Friday, January 21, 2011

Book Review: Star Crossed

I was a bit hesistant to start this book since it didn't sound like anything special and I hadn't liked the author's  previous book, A Curse as Dark as Gold (a retelling of Rumpelstiltskin). But it was at the library, it was the start of winter break, Inkpot had recommended it so what did I have to lose?

Star Crossed by Elizabeth C. Bunce
 The cover here works (it's actually one of those covers which makes more sense once you've read the book and looked at the image on the back cover) but I still don't like it that much, I guess it's just a little busy for me (I think I would like it better if the girl wasn't in it). As a side note, I love how the first book is called Star Crossed (I'm pretty sure the title is two words anyway) and the sequel is called Liar's Moon, if there's a third book I hope the title has something to do with the sun just because that would be really neat.

Summary: Digger is a poor girl who has to go on the run after a job (stealing a stack of important letters) goes horribly wrong and she ends up becoming the maid to Merista Nemair as a way to escape the city of Gerse. Although she isn't happy at the idea of being stuck in a lonely castle in the mountains for the entire winter it's better than being killed and Digger wants to stay alive. But this lonely castle in the mountains has more secrets that most would guess and Digger has to stay on her toes if she wants to stay alive after all.

The Good: About halfway through this book I realized it was one of my favorite new books of 2010 which far exceeded my expectations of it. Digger is a smart main character and much more fleshed out than the stereotypical thief character I was excepting her to be. She's clever and while she does do something things she doesn't want to to survive she also manages to have a conscience and tries to set things right again before her actions come back to hurt her. The politics in this story also really caught me by surprise, as did the magic actually, and it's rare to find YA that includes politics in it at all* and I thought it was logically done and included enough mystery in it to keep the politics interesting.

The Bad: The first few chapters are a bit slower than the rest of the book and has a different mood than the rest of the book (the first bit makes the story seem like it's going to alternate the slow life of the nobles with the fast paced life of the streets, the rest of the book has a more standard fantasy with a bit of mystery mood to it) and I've seen some people mention that. There is a large cast of characters to keep track of (thankfully this is made easier by a list of characters and terms in the back)  and a map would have been a nice luxury. 

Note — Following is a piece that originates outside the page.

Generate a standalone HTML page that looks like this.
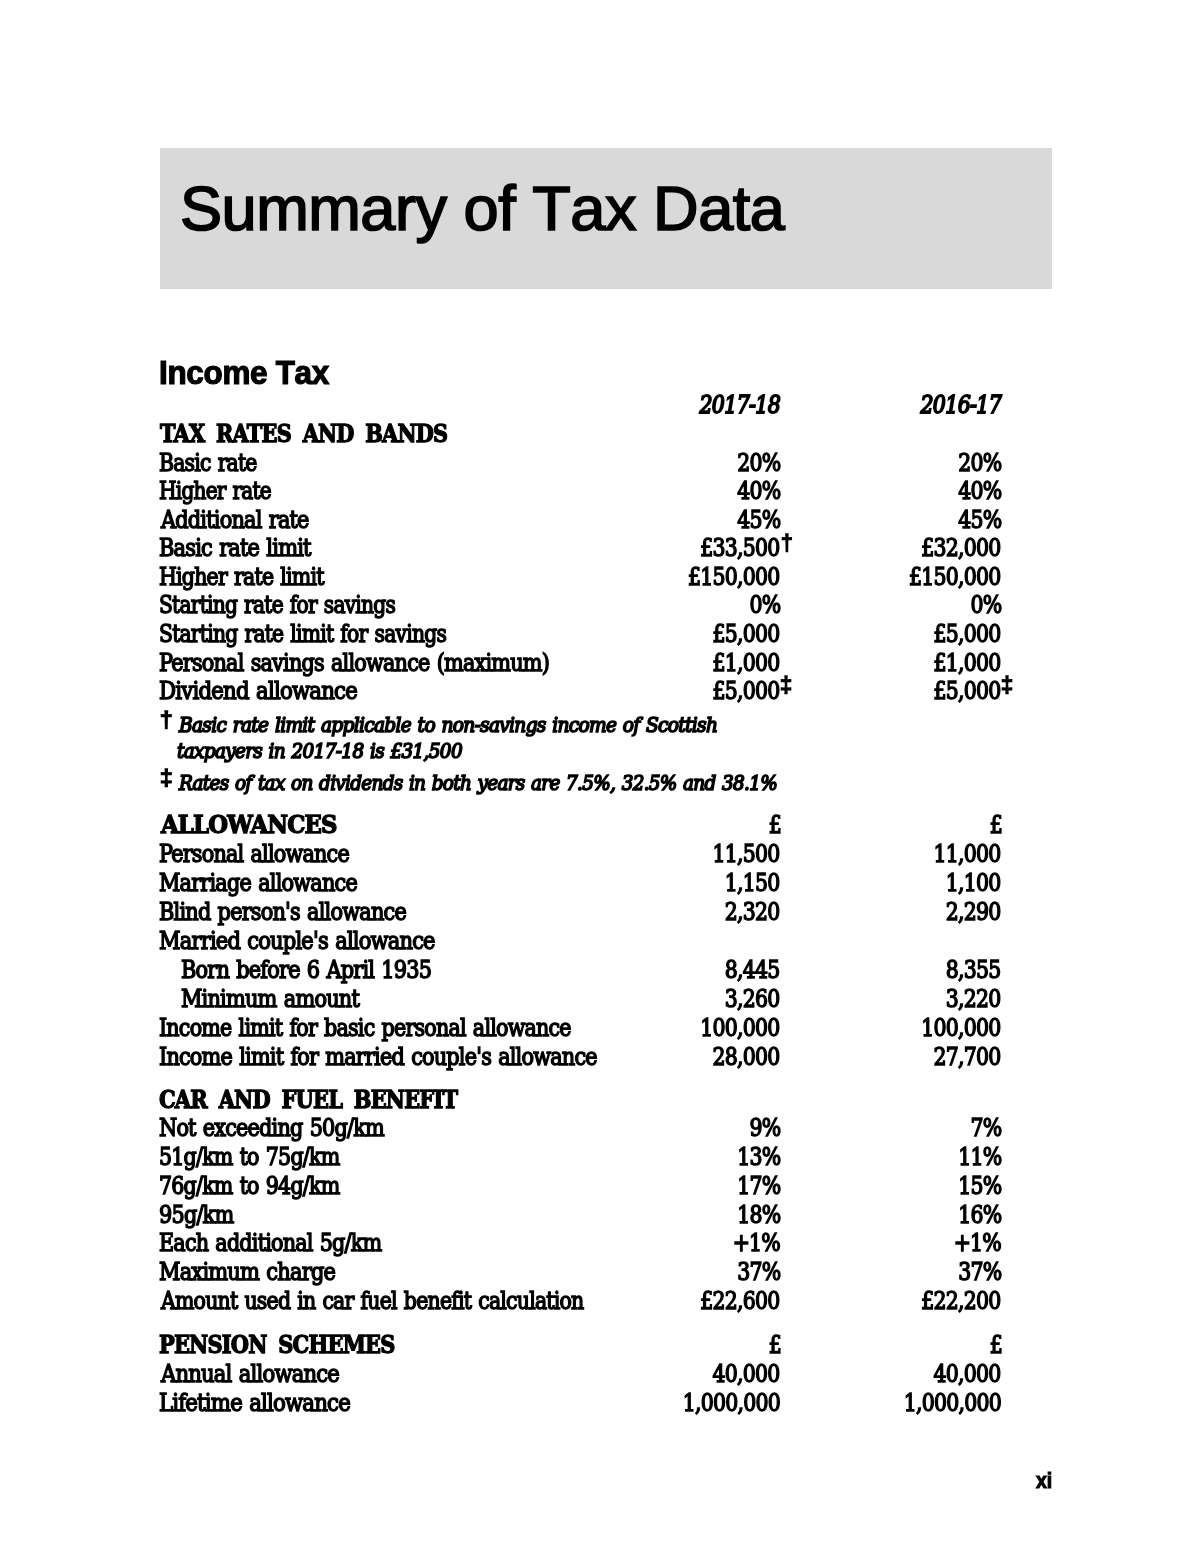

So a good book all around and I'm looking forward to the sequel (not sure if this is a two book set or what, I'm not sure what the end goal for the series is actually, it's going to involve the legalization of magic and probably the overthrow of the king but I'm not sure). One thing that did strike me as I was reading was this book reminded me of Tamora Pierce's Trickster series and I actually think this book was better done than them. Tamora Pierce is one of my favorite authors but I've seen other fans agree, the two Trickster books were not her strongest and I think that Digger is a more realistic lead than Aly (who was a bit Sue-ish now that I think about it...). Very similar settings, which I'll chalk up to coincidence here, but I consider Star Crossed superior character-wise. It's on my to-buy list now and my wait-impatiently-for-the-sequel list as well.

*And of course whenever one does it's accompanied by people saying "it's rather good, for a children's book anyway," which has become a  pet peeve of mine (hence why it's in this footnote instead of the main review). I'm hard pressed to remember any literary fiction (ie, adult fiction of a kind) that dealt with politics and just because the politics is simplified doesn't make it bad at all. Frankly it comes off as elitism, I still maintain that the politics in books such as Moribito or The Queen's Thief series were well done, "children's" books or not.